# Surf fishing in perdido key



## Bebee (May 27, 2013)

I'm going fishing in perdido key next week. What fish should be biting. I hear all about people catching bull reds, pompano, and blue fish in the surf when it seams all I catch is catfish and lady fish. What am I doing wrong?


----------



## zesurgeon (May 28, 2013)

*Johnson's is not good this summer*

Johnson's has been really slow this year. I have been then plenty of times with pompino rigs and red fish rigs with little luck. Usually if it is slow in the spring it will be awesome in the fall


----------



## cablechris (May 3, 2011)

Yep its slow... I take a rod out everytime I my wife wants to go lay out.
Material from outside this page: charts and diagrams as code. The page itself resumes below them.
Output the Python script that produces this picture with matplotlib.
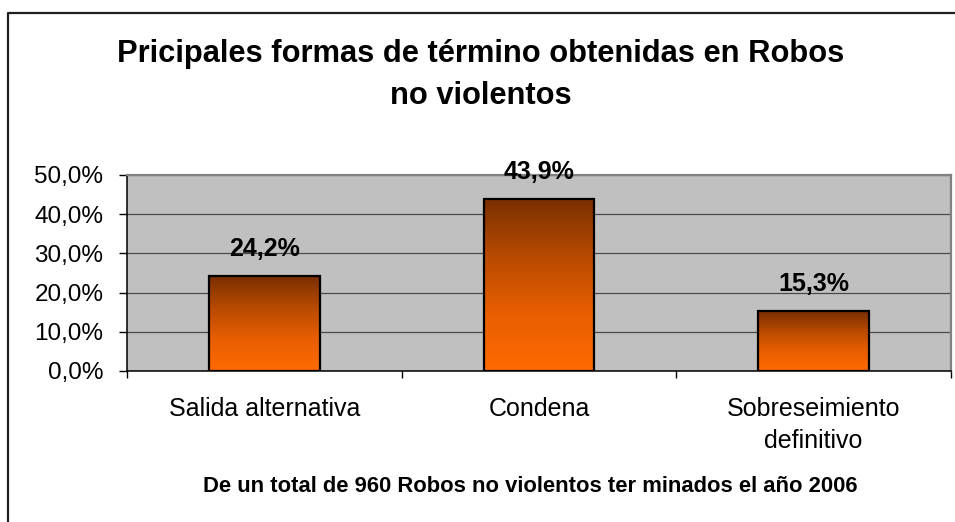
import numpy as np
import matplotlib
matplotlib.use("Agg")
import matplotlib.pyplot as plt
from matplotlib.colors import LinearSegmentedColormap
from matplotlib.lines import Line2D
from matplotlib.ticker import FixedLocator, FuncFormatter

# ---- data ----
categories = ["Salida alternativa", "Condena", "Sobreseimiento\ndefinitivo"]
values = [24.2, 43.9, 15.3]
yticks = [0, 10, 20, 30, 40, 50]
title = "Pricipales formas de término obtenidas en Robos\nno violentos"
footnote = "De un total de 960 Robos no violentos ter minados el año 2006"

plt.rcParams['font.family'] = ['Liberation Sans', 'DejaVu Sans']

W, H = 955, 522
fig = plt.figure(figsize=(W / 100, H / 100), dpi=100)
fig.patch.set_facecolor('white')

left, right, top, bottom = 127, 951, 175, 371
ax = fig.add_axes([left / W, 1 - bottom / H, (right - left) / W, (bottom - top) / H])
ax.set_facecolor('#C0C0C0')

# gridlines
ax.set_yticks(yticks)
ax.yaxis.set_major_formatter(FuncFormatter(lambda v, p: f"{v:.1f}".replace('.', ',') + "%"))
ax.grid(axis='y', color='#4a4a4a', linewidth=0.9, zorder=1)
ax.set_axisbelow(True)

# gradient bars
cmap = LinearSegmentedColormap.from_list('g', ['#FF6A00', '#E85E00', '#B84A00', '#7A2F00'])
grad = np.linspace(0, 1, 256).reshape(-1, 1)
bw = 0.404
bars = ax.bar(range(len(values)), values, width=bw, color='none', edgecolor='black',
              linewidth=1.6, zorder=4)
for b, v in zip(bars, values):
    x0 = b.get_x()
    im = ax.imshow(grad, cmap=cmap, origin='lower', aspect='auto',
                   extent=[x0, x0 + bw, 0, v], zorder=3, interpolation='bilinear')
    im.set_clip_path(b)
    ax.annotate(f"{v:.1f}".replace('.', ',') + "%", xy=(b.get_x() + bw / 2, v),
                xytext=(0, 19.5), textcoords='offset points', ha='center', va='center',
                fontsize=18, fontweight='bold', color='black', zorder=5)
ax.set_xlim(-0.5, len(categories) - 0.5)
ax.set_ylim(0, 50)

# x ticks: labels at centers, tick marks at category boundaries
ax.set_xticks(range(len(categories)))
ax.set_xticklabels(categories, fontsize=18, linespacing=1.4)
ax.tick_params(axis='x', which='major', length=0, pad=19)
ax.xaxis.set_minor_locator(FixedLocator(np.arange(-0.5, len(categories), 1.0)))
ax.tick_params(axis='x', which='minor', length=5, width=1, color='black', direction='out')
ax.tick_params(axis='y', length=6, width=1, color='black', direction='out', pad=11, labelsize=17.5)

for s in ['left', 'bottom']:
    ax.spines[s].set_color('black')
    ax.spines[s].set_linewidth(1.1)
for s in ['top', 'right']:
    ax.spines[s].set_color('#808080')
    ax.spines[s].set_linewidth(1.6)

# title and footnote
fig.text(481 / W, 1 - 75 / H, title, ha='center', va='center', fontsize=22.2,
         fontweight='bold', linespacing=1.55)
fig.text(530 / W, 1 - 486 / H, footnote, ha='center', va='center', fontsize=15.8,
         fontweight='bold')

# outer chart border (left and top visible)
fig.add_artist(Line2D([8 / W, 8 / W, 1.0], [0.0, 1 - 13 / H, 1 - 13 / H],
                      transform=fig.transFigure, color='#202020', linewidth=1.6))

fig.savefig('out.png', dpi=100)
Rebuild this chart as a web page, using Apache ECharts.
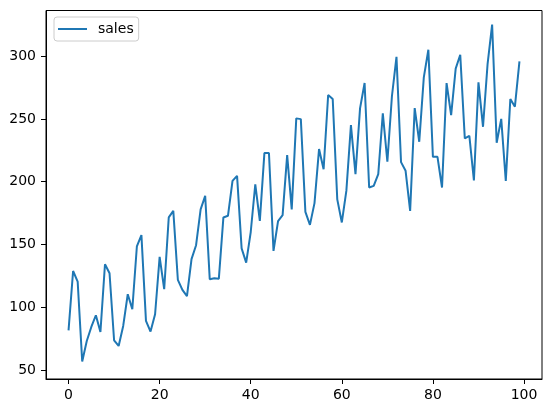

Used to load up and take a few rods now I just take one. and only buy a dozen shrimp and Dont end up using them all. Its just not hot right now... But you wont get anything if you dont try! So go out there and prove me wrong. Best of luck! Hope to see lots of pics of what you get.


----------



## tuan850 (Dec 19, 2007)

6-9 a.m 4-7 p.m.


----------



## AfricanAmercan (Jun 8, 2012)

I just got back from perdido- we visit several times a year. Honestly, this time of year is always covered up with ladyfish and cats. My suggestion would be to get up early and go chat to a few of the fisherman out there. There are several that fish out there almost daily and several run 3-5 rigs at a time, their advice is as good as it gets. Also check in with the bait shops, most of them have a really good idea of what is biting, when and were. I personally Like Mo Fishin in orange beach because they have more variety of what I am looking for, but grays tackle in Pensacola is also good. For the most part presentation and bait are the 2 key factors. Unfortunately you have to take the ladies and cats no matter what. Tight lines


----------